──────── Recorded information ────────

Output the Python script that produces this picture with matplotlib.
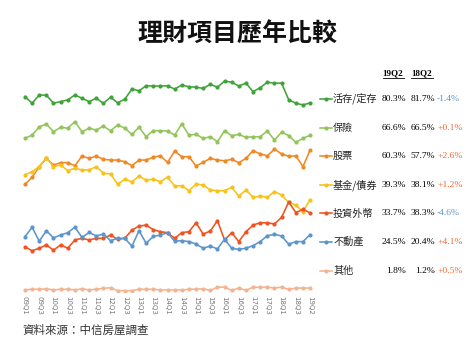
import matplotlib
matplotlib.use("Agg")
import matplotlib.pyplot as plt
import numpy as np

plt.rcParams['font.family'] = ['Noto Sans CJK TC', 'DejaVu Sans']

quarters = ["09Q1", "09Q2", "09Q3", "09Q4", "10Q1", "10Q2", "10Q3", "10Q4",
            "11Q1", "11Q2", "11Q3", "11Q4", "12Q1", "12Q2", "12Q3", "12Q4",
            "13Q1", "13Q2", "13Q3", "13Q4", "14Q1", "14Q2", "14Q3", "14Q4",
            "15Q1", "15Q2", "15Q3", "15Q4", "16Q1", "16Q2", "16Q3", "16Q4",
            "17Q1", "17Q2", "17Q3", "17Q4", "18Q1", "18Q2", "18Q3", "18Q4",
            "19Q2"]

cuentas = [83.0, 80.2, 83.7, 83.6, 80.2, 80.9, 81.6, 83.7, 82.3, 80.9, 82.3,
           80.2, 82.7, 80.4, 81.9, 86.2, 85.5, 87.6, 87.5, 87.5, 87.6, 86.2,
           87.9, 87.2, 87.0, 86.5, 88.2, 87.0, 89.6, 89.1, 87.5, 88.7, 85.1,
           86.8, 89.1, 88.7, 88.7, 81.7, 80.2, 79.5, 80.3]
seguros = [65.3, 66.7, 70.2, 71.4, 68.1, 70.0, 69.6, 72.4, 68.1, 69.6, 68.8,
           70.5, 68.5, 71.0, 69.6, 67.0, 70.0, 66.0, 68.6, 68.5, 68.4, 66.7,
           71.4, 66.7, 67.0, 65.3, 66.0, 63.9, 68.5, 66.4, 67.0, 65.7, 66.0,
           66.0, 68.4, 64.6, 67.9, 66.5, 63.6, 65.3, 66.6]
acciones = [45.8, 48.8, 53.3, 56.8, 54.0, 55.0, 55.0, 53.7, 57.8, 56.8, 57.8,
            56.4, 56.1, 56.1, 55.4, 53.7, 56.1, 56.1, 57.3, 57.9, 55.1, 59.9,
            57.5, 57.5, 53.6, 55.1, 56.8, 56.1, 55.8, 56.4, 55.0, 56.8, 60.1,
            58.7, 57.9, 60.7, 58.7, 57.7, 57.9, 53.3, 60.3]
fondos = [49.8, 51.2, 53.3, 57.1, 53.3, 54.0, 51.6, 52.6, 51.9, 51.9, 53.3,
          50.5, 50.2, 45.9, 47.9, 46.9, 49.3, 47.6, 48.0, 46.9, 48.8, 45.1,
          45.2, 43.1, 45.9, 45.5, 43.4, 43.1, 43.1, 44.5, 40.8, 43.4, 40.3,
          40.8, 40.3, 42.7, 41.3, 38.1, 37.0, 34.2, 39.3]
divisas = [19.3, 17.6, 18.7, 20.1, 17.9, 20.1, 18.7, 22.2, 22.9, 22.2, 22.9,
           22.9, 24.3, 22.5, 22.9, 26.4, 28.1, 28.5, 26.6, 25.7, 25.3, 22.9,
           25.3, 25.7, 29.5, 24.7, 26.0, 30.4, 22.2, 25.3, 21.5, 25.7, 28.5,
           29.5, 29.5, 29.0, 31.8, 38.3, 33.8, 35.2, 33.7]
inmuebles = [23.6, 27.6, 21.7, 26.1, 23.1, 24.3, 25.3, 27.6, 23.3, 25.4, 23.9,
             24.7, 21.9, 22.9, 22.9, 19.6, 26.1, 20.8, 23.7, 24.3, 25.3, 21.7,
             21.9, 21.5, 20.5, 18.7, 19.6, 18.4, 22.5, 18.7, 18.2, 18.7, 19.8,
             21.5, 24.0, 24.6, 23.9, 20.4, 21.5, 21.5, 24.5]
otros = [1.0, 1.3, 1.3, 1.5, 1.0, 1.3, 1.3, 1.0, 1.5, 1.0, 1.3, 1.7, 1.9, 0.7,
         0.7, 0.7, 1.3, 1.3, 1.3, 1.0, 1.0, 1.0, 1.0, 1.3, 1.3, 1.5, 0.8, 2.2,
         2.2, 0.8, 1.8, 0.8, 2.2, 2.1, 2.2, 1.8, 2.2, 1.2, 1.8, 1.8, 1.8]

nombres = ["活存/定存", "保險", "股票", "基金/債券", "投資外幣", "不動產", "其他"]
series = [cuentas, seguros, acciones, fondos, divisas, inmuebles, otros]
colores = ["#3FA33A", "#93C45A", "#EE8A25", "#F7C21A", "#F0531F", "#5B95CD",
           "#F3B492"]
val_19q2 = ["80.3%", "66.6%", "60.3%", "39.3%", "33.7%", "24.5%", "1.8%"]
val_18q2 = ["81.7%", "66.5%", "57.7%", "38.1%", "38.3%", "20.4%", "1.2%"]
cambio = ["-1.4%", "+0.1%", "+2.6%", "+1.2%", "-4.6%", "+4.1%", "+0.5%"]

fig = plt.figure(figsize=(4.74, 3.55), dpi=100)
ax = fig.add_axes([0.0452, 0.1766, 0.6165, 0.611])

x = np.arange(len(quarters))
for datos, color in zip(series, colores):
    ax.plot(x, datos, color=color, linewidth=1.15, marker="o", markersize=2.0)

ax.set_xlim(-0.5, len(quarters) - 0.5)
ax.set_ylim(0, 92)
for lado in ax.spines.values():
    lado.set_visible(False)
ax.set_yticks([])
ax.set_xticks(x[::2])
ax.set_xticklabels(quarters[::2], rotation=270, fontsize=5, color="#777777",
                   family="DejaVu Sans")
ax.tick_params(axis="x", length=0, pad=3)

fig.text(0.5, 0.906, "理財項目歷年比較", ha="center", va="center",
         fontsize=18, fontweight="black", color="#111111")

# tabla de la derecha
fig.text(393 / 474, 1 - 73 / 355, "19Q2", ha="center", va="center",
         fontsize=6.5, fontweight="bold", family="Liberation Serif")
fig.text(422 / 474, 1 - 73 / 355, "18Q2", ha="center", va="center",
         fontsize=6.5, fontweight="bold", family="Liberation Serif")
fig.lines.append(plt.Line2D([383 / 474, 404 / 474], [1 - 78 / 355] * 2,
                            color="black", linewidth=0.6,
                            transform=fig.transFigure))
fig.lines.append(plt.Line2D([411 / 474, 433 / 474], [1 - 78 / 355] * 2,
                            color="black", linewidth=0.6,
                            transform=fig.transFigure))

for i, nombre in enumerate(nombres):
    yy = 1 - (99 + i * 28.6) / 355
    fig.lines.append(plt.Line2D([320 / 474, 325.5 / 474, 332 / 474],
                                [yy, yy, yy], color=colores[i],
                                linewidth=1.15, marker="o", markersize=2.0,
                                markevery=[1], transform=fig.transFigure))
    fig.text(333 / 474, yy, nombre, ha="left", va="center", fontsize=7.3,
             color="#222222")
    fig.text(406 / 474, yy, val_19q2[i], ha="right", va="center",
             fontsize=6.8, family="Liberation Serif")
    fig.text(435 / 474, yy, val_18q2[i], ha="right", va="center",
             fontsize=6.8, family="Liberation Serif")
    c = "#5B95CD" if cambio[i].startswith("-") else "#F26A35"
    fig.text(437 / 474, yy, cambio[i], ha="left", va="center",
             fontsize=6.8, family="Liberation Serif", color=c)

fig.text(22 / 474, 1 - 330 / 355, "資料來源：中信房屋調查", ha="left",
         va="center", fontsize=8.3, color="#333333")

fig.savefig("out.png", dpi=100)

────────

- _Exercise_
Take every line from the data above that holds "matplotlib" and copy it out.

- _Result_
Output the Python script that produces this picture with matplotlib.
import matplotlib
matplotlib.use("Agg")
import matplotlib.pyplot as plt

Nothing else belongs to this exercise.